A broker license requires additional education, experience, and a separate exam. Brokers can work independently, open and manage their own brokerage, hire and supervise salesperson-licensees, and maintain trust accounts for client funds. Within brokerages, you’ll also encounter associate brokers (sometimes called broker-salespersons) who hold a broker license but choose to work under a managing broker rather than running their own shop. The principal or designated broker at a firm carries ultimate responsibility for the conduct of every agent under their supervision, which is why the broker exam covers management, liability, and regulatory compliance in depth.
The path to a salesperson license follows the same basic structure in every state, though the specific requirements differ in ways that matter.
Broker license requirements build on this foundation. Most states require two to three years of active experience as a salesperson, plus significantly more pre-licensing education (often 150 to 180 hours), before you can sit for the broker exam.
The total investment varies widely by state, but expect to budget for several separate expenses. Pre-licensing education is usually the largest single cost, ranging from a few hundred dollars for online courses to over a thousand for in-classroom programs at the higher end of the hour spectrum. Exam fees charged by testing providers typically run between $40 and $100 per attempt. State application and license issuance fees range from roughly $25 to $300, depending on the jurisdiction. Add in $40 to $80 for fingerprinting and background check processing, and the all-in cost for most new salesperson applicants falls somewhere between a few hundred and roughly $750 before you factor in study materials or exam prep courses.
These are upfront costs. Once licensed, you’ll also face ongoing expenses for continuing education, license renewal fees, MLS access, and errors-and-omissions insurance. Planning for those recurring costs from the start avoids the unpleasant surprise of a renewal deadline you can’t afford to meet.

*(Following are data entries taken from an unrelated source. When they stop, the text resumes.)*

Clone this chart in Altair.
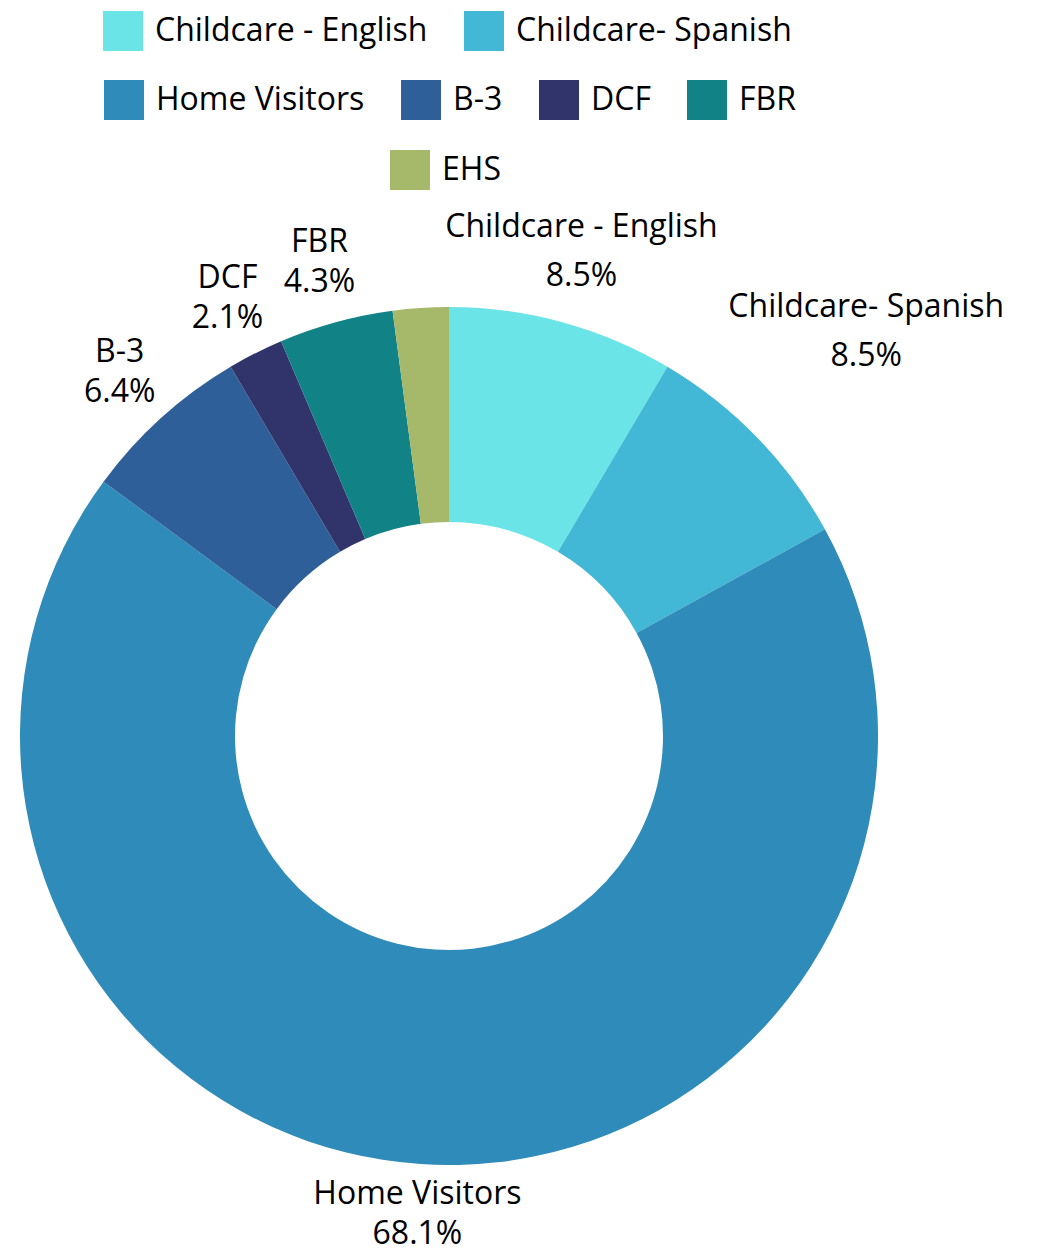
import altair as alt
import pandas as pd

categories = ["Childcare - English", "Childcare- Spanish", "Home Visitors", "B-3", "DCF", "FBR", "EHS"]
values = [8.5, 8.5, 68.1, 6.4, 2.1, 4.3, 2.1]
colors = ["#6ae4e7", "#43b7d6", "#2e8bba", "#2f5f98", "#30346b", "#118387", "#a6b86a"]
legend_rows = [
    ["Childcare - English", "Childcare- Spanish"],
    ["Home Visitors", "B-3", "DCF", "FBR"],
    ["EHS"],
]
wide_labels = ["Childcare - English", "Childcare- Spanish"]

FONT = "Open Sans"
FS = 32
df = pd.DataFrame({"cat": categories, "value": values, "order": list(range(len(categories)))})
df["label"] = [f"{c}\n{v:.1f}%" for c, v in zip(categories, values)]

CX, CY = 441, 728
theta_scale = alt.Scale(domain=[0, 100], range=[0, 6.283185307179586])

base = (
    alt.Chart(df)
    .transform_window(end="sum(value)", sort=[alt.SortField("order")], frame=[None, 0])
    .transform_calculate(start="datum.end - datum.value", mid="datum.end - datum.value/2")
)

legend_pos = [(95, 3), (96, 72), (382, 142)]
layers = []
for row, (lx, ly) in zip(legend_rows, legend_pos):
    row_colors = [colors[categories.index(c)] for c in row]
    layer = (
        base.transform_filter(alt.FieldOneOfPredicate(field="cat", oneOf=row))
        .mark_arc(outerRadius=429, innerRadius=214, strokeWidth=0)
        .encode(
            theta=alt.Theta("start:Q", scale=theta_scale),
            theta2="end:Q",
            x=alt.value(CX),
            y=alt.value(CY),
            color=alt.Color(
                "cat:N",
                scale=alt.Scale(domain=row, range=row_colors),
                sort=row,
                legend=alt.Legend(
                    title=None,
                    orient="none",
                    legendX=lx,
                    legendY=ly,
                    direction="horizontal",
                    symbolType="square",
                    symbolSize=1600,
                    symbolStrokeWidth=0,
                    symbolOpacity=1,
                    labelFont=FONT,
                    labelFontSize=FS,
                    labelColor="#000000",
                    labelOffset=12,
                    labelLimit=600,
                    columnPadding=36,
                    padding=0,
                ),
            ),
        )
    )
    layers.append(layer)

label_base = base.transform_calculate(
    lr="datum.cat == 'Childcare- Spanish' ? 581 : (datum.cat == 'Childcare - English' ? 502 : (datum.cat == 'Home Visitors' ? 479 : 491))"
)
label_enc = dict(
    theta=alt.Theta("mid:Q", scale=theta_scale),
    radius=alt.Radius("lr:Q", scale=None),
    x=alt.value(CX),
    y=alt.value(CY),
    text="label:N",
)
labels_wide = (
    label_base.transform_filter(alt.FieldOneOfPredicate(field="cat", oneOf=wide_labels))
    .mark_text(font=FONT, fontSize=FS, color="#000000", align="center", baseline="middle",
               lineBreak="\n", lineHeight=49, dy=-24.5)
    .encode(**label_enc)
)
labels_other = (
    label_base.transform_filter(
        alt.FieldOneOfPredicate(field="cat", oneOf=[c for c in categories if c not in wide_labels and c != "EHS"])
    )
    .mark_text(font=FONT, fontSize=FS, color="#000000", align="center", baseline="middle",
               lineBreak="\n", lineHeight=40, dy=-20)
    .encode(**label_enc)
)
layers += [labels_wide, labels_other]

chart = (
    alt.layer(*layers)
    .resolve_scale(color="independent")
    .properties(width=1041, height=1246, autosize=alt.AutoSizeParams(type="none"), padding=0)
    .configure_view(stroke=None)
)

chart.save("out.html", embed_options={"renderer": "svg", "actions": False})
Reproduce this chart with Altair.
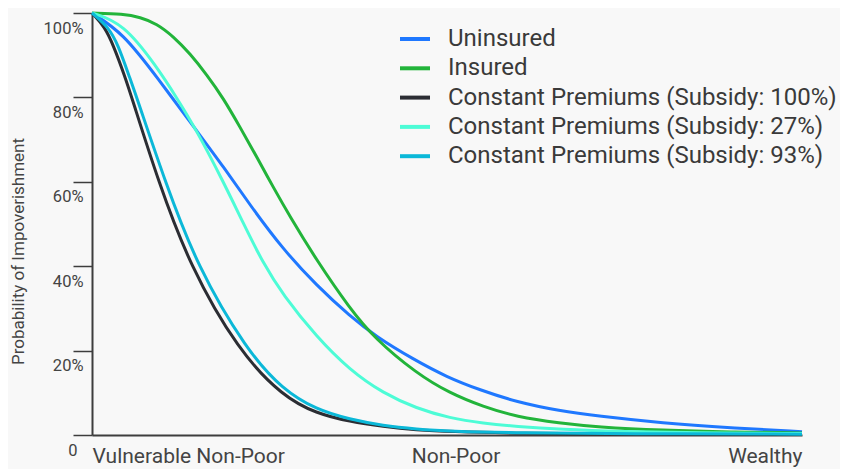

Getting licensed is not a one-time event. Every state requires periodic renewal, typically every two to three years, and nearly all require continuing education credits as a condition of renewal. The hours required per cycle range from as few as six to as many as 45 or more, depending on your state and license type. Brokers generally face higher requirements than salespersons.
Continuing education isn’t just a box to check. Most states mandate specific courses covering legal updates, ethics, and fair housing in addition to elective topics. These requirements exist because real estate law changes constantly, and an agent whose knowledge stopped at the licensing exam is a liability to clients. Letting your license lapse by missing a renewal deadline means you cannot legally practice, and reactivation often requires completing additional coursework or, in some states, retaking the exam entirely.
A real estate license is valid only in the state that issued it. If you want to practice in another state, you need to navigate that state’s reciprocity or portability rules, and these vary enormously. Roughly 22 states offer some form of cooperative license portability, which allows out-of-state licensees to conduct business there while working with a local broker. Other states require you to pass their state exam, complete additional coursework, or go through the full licensing process from scratch.
Even in states with cooperative agreements, you’ll generally need to affiliate with a licensed broker in that state and comply with local regulations. A few states allow remote assistance to clients across state lines without physically entering the state, but the rules are narrow and easy to violate unintentionally. If your business regularly involves properties in multiple states, researching each state’s specific reciprocity requirements before you take on clients there saves you from an unlicensed practice problem you didn’t see coming.